Holding — Arnold, J.
- The Supreme Court of Oklahoma held that the drilling company was liable for the damages incurred by Brooks as a result of the violation of the lease agreement.
Rule
- A party that breaches a contract may be liable for damages that were within the reasonable contemplation of both parties at the time of the agreement, including special damages resulting from the breach.
Reasoning
- The court reasoned that the lease explicitly prohibited drilling within 200 feet of Brooks's house and barn, and by drilling within this area, the company breached the contract.
- The court noted that the damage to Brooks's silo and the resulting loss of crop use were within the reasonable contemplation of both parties at the time the contract was formed.
- The court rejected the drilling company’s argument that damages were limited only to physical harm to the house or barn, asserting that the lease's terms included considerations for disruptions to the agricultural use of the land.
- Furthermore, the court acknowledged that although Brooks could have constructed a new silo at a minimal cost, he was not required to take unreasonable measures to mitigate damages.
- The jury’s determination of damages was supported by the evidence, and any instruction errors regarding the measure of damages were deemed harmless, as the jury's verdict was aligned with the uncontradicted evidence presented.
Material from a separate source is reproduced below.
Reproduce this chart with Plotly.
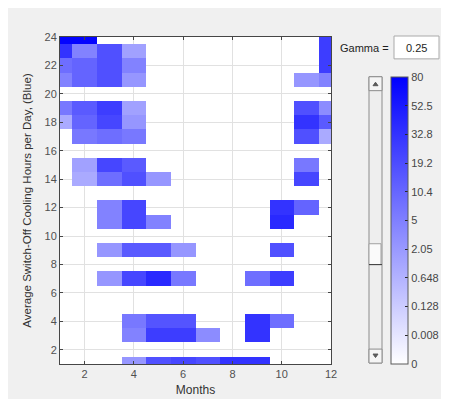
import plotly.graph_objects as go

# ---- data (values per month, hours 1..24) ----
months = list(range(1, 13))
hours = list(range(1, 25))

jan = [0,0,0,0,0, 0,0,0,0,0, 0,0,0,0,0, 0,0,1.0,6.3,0, 4.6,8.4,33,75]
feb = [0,0,0,0,0, 0,0,0,0,0, 0,0,0,1.0,1.5, 0,6.3,10.9,14,0, 10.9,10.9,4.6,75]
mar = [0,0,0,0,0, 0,2.3,0,2.3,0, 4.6,4.6,0,8.4,22, 0,8.4,22,27,0, 17.7,17.7,17.7,0]
apr = [2.3,0,4.6,6.3,0, 0,22,0,14,0, 22,22,0,17.7,14, 0,6.3,2.3,1.5,0, 2.3,4.6,1.5,0]
may = [17.7,0,27,16,0, 0,40,0,14,0, 4.6,0,0,2.3,0, 0,0,0,0,0, 0,0,0,0]
jun = [22,0,27,16,0, 0,6.3,0,2.3,0, 0,0,0,0,0, 0,0,0,0,0, 0,0,0,0]
jul = [17.7,0,3.3,0,0, 0,0,0,0,0, 0,0,0,0,0, 0,0,0,0,0, 0,0,0,0]
aug = [33,0,0,0,0, 0,0,0,0,0, 0,0,0,0,0, 0,0,0,0,0, 0,0,0,0]
sep = [33,0,33,33,0, 0,8.4,0,0,0, 0,0,0,0,0, 0,0,0,0,0, 0,0,0,0]
oct_ = [0,0,0,8.4,0, 0,27,0,17.7,0, 40,33,0,0,0, 0,0,0,0,0, 0,0,0,0]
nov = [0,0,0,0,0, 0,0,0,0,0, 0,11,0,22,6.3, 0,17.7,33,17.7,0, 2.3,0,0,0]
dec = [0,0,0,0,0, 0,0,0,0,0, 0,0,0,0,0, 0,1.0,14,3.3,0, 4.6,27,27,27]

gamma = 0.25
vmax = 80
cbar_labels = ["0", "0.008", "0.128", "0.648", "2.05", "5", "10.4", "19.2", "32.8", "52.5", "80"]
cbar_levels = [i / 10 for i in range(11)]

cols = [jan, feb, mar, apr, may, jun, jul, aug, sep, oct_, nov, dec]
z = []
for h in range(len(hours)):
    row = []
    for c in cols:
        v = c[h]
        row.append((v / vmax) ** gamma if v > 0 else None)
    z.append(row)

# ---- layout geometry (pixels) ----
W, H = 449, 399
L, R, T, B = 52, 323, 29, 358


def px(x):
    return (x - L) / (R - L)


def py(y):
    return (B - y) / (B - T)


font = "Liberation Sans, Arial, sans-serif"

fig = go.Figure()
fig.add_trace(go.Heatmap(
    x=months, y=hours, z=z,
    zmin=0, zmax=1,
    colorscale=[[0, "rgb(255,255,255)"], [1, "rgb(0,0,255)"]],
    hoverongaps=False,
    colorbar=dict(
        x=px(383), xanchor="left", xpad=0,
        y=0, yanchor="bottom", ypad=0,
        len=(B - 69) / (B - T), lenmode="fraction",
        thickness=17, thicknessmode="pixels",
        outlinewidth=1, outlinecolor="rgb(90,90,90)",
        tickvals=cbar_levels, ticktext=cbar_labels,
        ticks="inside", ticklen=3, tickcolor="rgb(40,40,40)",
        tickfont=dict(family=font, size=11, color="rgb(70,70,70)"),
    ),
))

axis_common = dict(
    showgrid=True, gridcolor="rgb(225,225,225)", gridwidth=1,
    zeroline=False, showline=True, linecolor="rgb(70,70,70)", linewidth=1,
    mirror="ticks", ticks="inside", ticklen=3, tickcolor="rgb(70,70,70)",
    tickfont=dict(family=font, size=11, color="rgb(80,80,80)"),
)

fig.update_xaxes(range=[1, 12], tickvals=[2, 4, 6, 8, 10, 12],
                 title=dict(text="Months", font=dict(family=font, size=12, color="rgb(50,50,50)"), standoff=6),
                 **axis_common)
fig.update_yaxes(range=[1, 24], tickvals=list(range(2, 25, 2)),
                 title=dict(text="Average Switch-Off Cooling Hours per Day, (Blue)",
                            font=dict(family=font, size=11.5, color="rgb(50,50,50)"), standoff=10),
                 **axis_common)

shapes = []
# slider
shapes.append(dict(type="rect", xref="paper", yref="paper",
                   x0=px(361), x1=px(374), y0=py(357), y1=py(69),
                   line=dict(color="rgb(140,140,140)", width=1), fillcolor="rgb(238,238,238)", layer="above"))
shapes.append(dict(type="rect", xref="paper", yref="paper",
                   x0=px(361), x1=px(374), y0=py(83), y1=py(69),
                   line=dict(color="rgb(140,140,140)", width=1), fillcolor="rgb(245,245,245)", layer="above"))
shapes.append(dict(type="rect", xref="paper", yref="paper",
                   x0=px(361), x1=px(374), y0=py(357), y1=py(343),
                   line=dict(color="rgb(140,140,140)", width=1), fillcolor="rgb(245,245,245)", layer="above"))
shapes.append(dict(type="rect", xref="paper", yref="paper",
                   x0=px(361), x1=px(373), y0=py(258), y1=py(237),
                   line=dict(color="rgb(160,160,160)", width=1), fillcolor="rgb(250,250,250)", layer="above"))
shapes.append(dict(type="line", xref="paper", yref="paper",
                   x0=px(361), x1=px(374), y0=py(258), y1=py(258),
                   line=dict(color="rgb(60,60,60)", width=1), layer="above"))
# arrow glyphs
up = f"M {px(365)} {py(78)} L {px(370)} {py(78)} L {px(367.5)} {py(74.5)} Z"
dn = f"M {px(365)} {py(348)} L {px(370)} {py(348)} L {px(367.5)} {py(351.5)} Z"
for p in (up, dn):
    shapes.append(dict(type="path", xref="paper", yref="paper", path=p,
                       line=dict(color="rgb(90,90,90)", width=1), fillcolor="rgb(90,90,90)", layer="above"))
# gamma edit box
shapes.append(dict(type="rect", xref="paper", yref="paper",
                   x0=px(386), x1=px(431), y0=py(51), y1=py(28),
                   line=dict(color="rgb(170,170,170)", width=1), fillcolor="white", layer="above"))

fig.update_layout(
    width=W, height=H,
    margin=dict(l=L, r=W - R, t=T, b=H - B),
    paper_bgcolor="rgb(240,240,240)", plot_bgcolor="white",
    shapes=shapes,
    annotations=[
        dict(text="Gamma =", xref="paper", yref="paper", x=px(383), y=py(40),
             xanchor="right", yanchor="middle", showarrow=False,
             font=dict(family=font, size=11, color="rgb(30,30,30)")),
        dict(text=str(gamma), xref="paper", yref="paper", x=px(408.5), y=py(40),
             xanchor="center", yanchor="middle", showarrow=False,
             font=dict(family=font, size=11, color="rgb(30,30,30)")),
    ],
)

fig.write_html("out.html")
Deep Dive: How the Court Reached Its Decision
Court's Reasoning on Breach of Contract
The court reasoned that the drilling company breached the lease agreement by drilling a well and constructing a slush pit within 200 feet of Brooks's house and barn without obtaining written consent, which was a specific term of the lease. This violation was significant because the lease explicitly prohibited such actions to protect the agricultural use of the land, including the functionality of the silo. The court emphasized that the damage incurred by Brooks was not limited to physical harm to the house or barn, but also included the disruption of agricultural practices, specifically the processing of corn into silage. The court found that the parties to the lease must have contemplated the potential damages resulting from such a breach, which included the inability to use the silo for its intended purpose. Thus, the court concluded that damages directly resulting from the disruption of Brooks's farming operations were foreseeable and recoverable under the terms of the lease.
Consideration of Damages
In assessing damages, the court recognized that Brooks had the right to recover for the loss of value of his crops due to the inability to use the silo, an essential agricultural facility on his property. The court noted that Brooks had provided evidence indicating the value of silage and the costs associated with harvesting and processing his corn into silage. The jury was instructed to determine damages based on the value of the unmatured crops at the time of injury, factoring in the probable yield and the costs necessary for cultivation and processing. Although the drilling company argued that Brooks could have constructed a new silo at a minimal cost, the court stated that he was not required to take unreasonable steps to mitigate his damages. The jury's determination of damages was supported by the uncontradicted evidence presented at trial, indicating that the amount awarded was appropriate given the circumstances of the case.
Mitigation of Damages
The court addressed the principle that an injured party must take reasonable steps to mitigate damages resulting from another party's wrongful actions. While Brooks could have erected a new silo at a relatively low cost, the court emphasized that he was not obligated to incur unreasonable expenses or exert unreasonable efforts to do so. It was noted that constructing a new silo would not have resolved all issues, particularly regarding the proximity of his water pond, which was essential for processing the corn into silage. The court determined that Brooks acted prudently under the circumstances, as he pastured the corn rather than letting it go to waste, demonstrating a reasonable attempt to mitigate his losses. This reasoning reinforced that the requirement to mitigate damages does not extend to imposing undue burdens on the injured party.
Error in Instruction on Measure of Damages
The court acknowledged that there was an erroneous instruction given to the jury regarding the measure of damages, specifically relating to the assessment of unmatured crops. The instruction suggested that the jury could consider the value of the unmatured crops, which was not directly relevant to the damages Brooks was claiming. Instead, the focus should have been on the special damages that arose from the inability to use the silo due to the drilling company’s actions. However, despite this error, the court determined that it did not substantially prejudice the jury's decision or confuse the issues at hand. The jury's verdict aligned with the uncontradicted evidence regarding the value of the silage and the damages suffered by Brooks, indicating that the jury was able to make a fair assessment of the situation despite the flawed instruction.
Conclusion on Liability
Ultimately, the court affirmed the decision in favor of Brooks, concluding that the drilling company was liable for damages resulting from their breach of the lease agreement. The court held that the damages incurred were within the reasonable contemplation of both parties at the time the lease was formed, as they were directly related to the agricultural use of the property. The court reinforced that special damages, if proven, are recoverable even if not explicitly stated in the lease terms, provided they arise directly from the breach. The jury's assessment of damages was found to be just and reasonable, reflecting the actual losses suffered by Brooks due to the drilling company’s actions. This case underscored the importance of adhering to contractual agreements and the potential liabilities that arise from violations.